Locate every line in the material below that has the word "this". Copy each of those lines.
(begin)
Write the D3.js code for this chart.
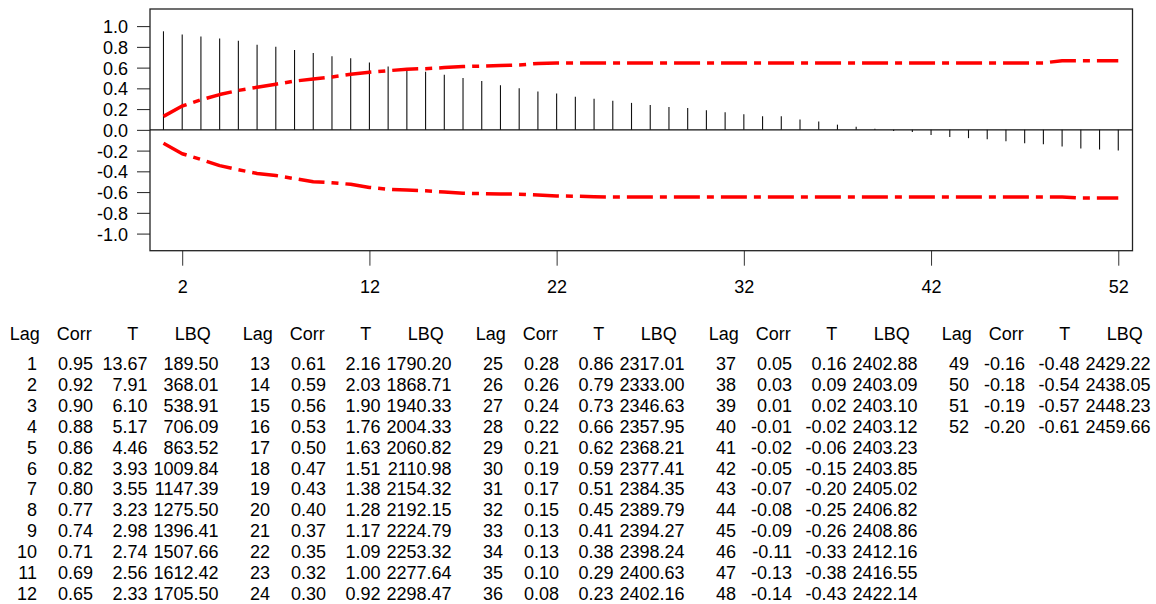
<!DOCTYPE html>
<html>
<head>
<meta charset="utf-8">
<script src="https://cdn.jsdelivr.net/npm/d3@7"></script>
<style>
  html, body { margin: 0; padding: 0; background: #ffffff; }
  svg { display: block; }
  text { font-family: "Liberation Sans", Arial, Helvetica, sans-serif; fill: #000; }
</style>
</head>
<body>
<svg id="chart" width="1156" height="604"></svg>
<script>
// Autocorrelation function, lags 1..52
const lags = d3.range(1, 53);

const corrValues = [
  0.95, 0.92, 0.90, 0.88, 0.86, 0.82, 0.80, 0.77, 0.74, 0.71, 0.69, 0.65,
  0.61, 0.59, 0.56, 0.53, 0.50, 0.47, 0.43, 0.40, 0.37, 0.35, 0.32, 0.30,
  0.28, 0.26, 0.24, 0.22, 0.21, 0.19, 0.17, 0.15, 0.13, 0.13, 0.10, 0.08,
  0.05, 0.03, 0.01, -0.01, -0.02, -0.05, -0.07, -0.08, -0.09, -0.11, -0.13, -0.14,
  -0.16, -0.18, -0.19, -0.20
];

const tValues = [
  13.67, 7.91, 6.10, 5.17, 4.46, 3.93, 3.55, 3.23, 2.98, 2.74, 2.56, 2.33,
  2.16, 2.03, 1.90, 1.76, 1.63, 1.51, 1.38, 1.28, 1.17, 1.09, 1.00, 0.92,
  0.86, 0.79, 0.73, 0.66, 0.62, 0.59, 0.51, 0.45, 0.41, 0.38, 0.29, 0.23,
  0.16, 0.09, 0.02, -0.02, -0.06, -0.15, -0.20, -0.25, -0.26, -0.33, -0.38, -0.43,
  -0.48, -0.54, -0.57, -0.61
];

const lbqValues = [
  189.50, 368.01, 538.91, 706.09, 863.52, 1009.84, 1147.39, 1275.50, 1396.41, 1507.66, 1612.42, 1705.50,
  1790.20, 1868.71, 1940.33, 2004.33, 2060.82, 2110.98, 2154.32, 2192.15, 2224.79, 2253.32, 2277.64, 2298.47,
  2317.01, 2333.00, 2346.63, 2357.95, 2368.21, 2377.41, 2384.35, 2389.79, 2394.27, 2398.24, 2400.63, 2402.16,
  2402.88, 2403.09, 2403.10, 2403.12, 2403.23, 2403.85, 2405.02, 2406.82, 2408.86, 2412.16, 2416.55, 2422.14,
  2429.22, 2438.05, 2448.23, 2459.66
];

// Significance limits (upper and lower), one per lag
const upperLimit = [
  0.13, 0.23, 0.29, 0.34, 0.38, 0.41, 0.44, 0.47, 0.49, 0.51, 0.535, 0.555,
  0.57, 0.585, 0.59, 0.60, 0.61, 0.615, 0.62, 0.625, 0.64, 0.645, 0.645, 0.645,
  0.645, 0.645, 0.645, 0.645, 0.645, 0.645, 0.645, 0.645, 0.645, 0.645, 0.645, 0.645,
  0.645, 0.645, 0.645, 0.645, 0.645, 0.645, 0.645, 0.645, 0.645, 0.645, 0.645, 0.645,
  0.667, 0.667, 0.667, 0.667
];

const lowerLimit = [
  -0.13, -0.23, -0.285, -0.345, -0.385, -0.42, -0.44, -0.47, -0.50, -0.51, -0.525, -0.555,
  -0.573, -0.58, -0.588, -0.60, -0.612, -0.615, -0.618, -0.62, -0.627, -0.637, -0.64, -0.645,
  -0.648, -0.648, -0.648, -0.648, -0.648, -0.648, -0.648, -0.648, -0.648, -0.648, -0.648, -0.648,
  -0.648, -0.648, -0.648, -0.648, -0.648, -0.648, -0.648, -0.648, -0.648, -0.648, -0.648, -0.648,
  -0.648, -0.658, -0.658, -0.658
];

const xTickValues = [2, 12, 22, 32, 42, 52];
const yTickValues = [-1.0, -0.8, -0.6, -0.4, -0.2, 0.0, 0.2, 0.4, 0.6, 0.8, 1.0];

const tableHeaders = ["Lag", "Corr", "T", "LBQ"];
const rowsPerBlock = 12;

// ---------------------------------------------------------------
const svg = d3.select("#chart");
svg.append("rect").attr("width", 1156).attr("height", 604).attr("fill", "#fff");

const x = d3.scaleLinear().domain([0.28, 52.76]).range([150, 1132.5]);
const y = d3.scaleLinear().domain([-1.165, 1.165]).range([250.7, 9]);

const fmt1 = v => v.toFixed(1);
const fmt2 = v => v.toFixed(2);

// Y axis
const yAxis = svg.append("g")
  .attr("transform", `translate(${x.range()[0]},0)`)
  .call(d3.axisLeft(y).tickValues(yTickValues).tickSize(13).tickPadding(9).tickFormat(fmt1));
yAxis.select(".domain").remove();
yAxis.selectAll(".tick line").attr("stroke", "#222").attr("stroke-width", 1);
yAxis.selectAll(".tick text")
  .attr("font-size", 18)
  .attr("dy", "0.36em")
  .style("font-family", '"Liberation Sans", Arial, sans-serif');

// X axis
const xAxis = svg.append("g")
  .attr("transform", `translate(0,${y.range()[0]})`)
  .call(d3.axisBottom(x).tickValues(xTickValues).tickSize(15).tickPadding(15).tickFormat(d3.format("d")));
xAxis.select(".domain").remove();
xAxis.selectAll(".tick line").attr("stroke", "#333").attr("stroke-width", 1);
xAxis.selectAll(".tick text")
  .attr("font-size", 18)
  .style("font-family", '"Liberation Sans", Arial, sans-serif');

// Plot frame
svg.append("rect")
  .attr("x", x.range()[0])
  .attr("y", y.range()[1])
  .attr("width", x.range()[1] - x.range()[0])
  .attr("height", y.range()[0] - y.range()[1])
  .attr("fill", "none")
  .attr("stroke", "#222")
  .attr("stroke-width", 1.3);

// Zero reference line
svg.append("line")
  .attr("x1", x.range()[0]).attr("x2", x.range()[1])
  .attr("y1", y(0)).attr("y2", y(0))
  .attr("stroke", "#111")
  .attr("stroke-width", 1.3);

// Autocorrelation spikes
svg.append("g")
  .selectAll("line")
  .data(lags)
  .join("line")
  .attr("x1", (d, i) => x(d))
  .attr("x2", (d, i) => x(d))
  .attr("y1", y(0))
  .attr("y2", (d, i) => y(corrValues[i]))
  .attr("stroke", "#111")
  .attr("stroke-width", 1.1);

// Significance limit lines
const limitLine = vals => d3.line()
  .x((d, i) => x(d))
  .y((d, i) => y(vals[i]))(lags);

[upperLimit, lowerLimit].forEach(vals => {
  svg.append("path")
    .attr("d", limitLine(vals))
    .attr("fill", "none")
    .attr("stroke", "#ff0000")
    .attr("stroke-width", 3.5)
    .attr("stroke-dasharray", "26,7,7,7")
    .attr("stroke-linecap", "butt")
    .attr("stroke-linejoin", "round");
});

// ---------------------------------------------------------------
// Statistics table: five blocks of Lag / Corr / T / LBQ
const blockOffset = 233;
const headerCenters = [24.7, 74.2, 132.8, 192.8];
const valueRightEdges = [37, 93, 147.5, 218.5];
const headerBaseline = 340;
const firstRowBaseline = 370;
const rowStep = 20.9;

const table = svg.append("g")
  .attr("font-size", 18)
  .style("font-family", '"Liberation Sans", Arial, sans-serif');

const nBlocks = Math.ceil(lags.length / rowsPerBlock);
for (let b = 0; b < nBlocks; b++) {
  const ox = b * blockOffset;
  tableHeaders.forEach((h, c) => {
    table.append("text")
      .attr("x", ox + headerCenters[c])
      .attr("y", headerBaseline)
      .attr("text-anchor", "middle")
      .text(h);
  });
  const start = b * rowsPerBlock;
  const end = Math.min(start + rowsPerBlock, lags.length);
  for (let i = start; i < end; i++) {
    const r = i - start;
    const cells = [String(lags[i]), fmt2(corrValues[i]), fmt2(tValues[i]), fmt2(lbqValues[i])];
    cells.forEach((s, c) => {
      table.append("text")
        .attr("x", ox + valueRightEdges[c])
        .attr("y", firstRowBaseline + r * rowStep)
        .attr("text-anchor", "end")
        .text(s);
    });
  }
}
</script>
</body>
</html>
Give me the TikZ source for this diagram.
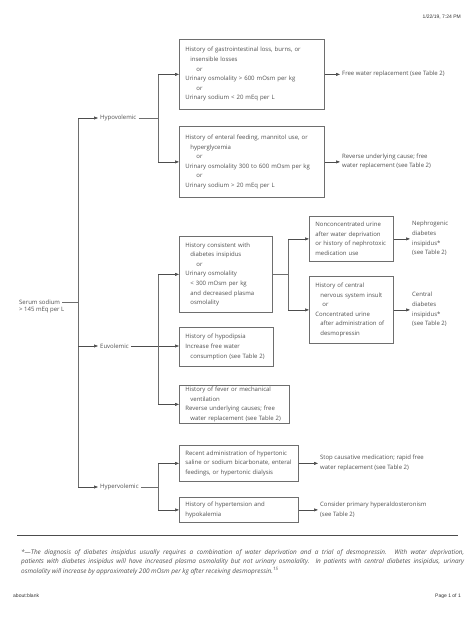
(end)
• **Solution to the exercise**:
Write the D3.js code for this chart.
Give me the TikZ source for this diagram.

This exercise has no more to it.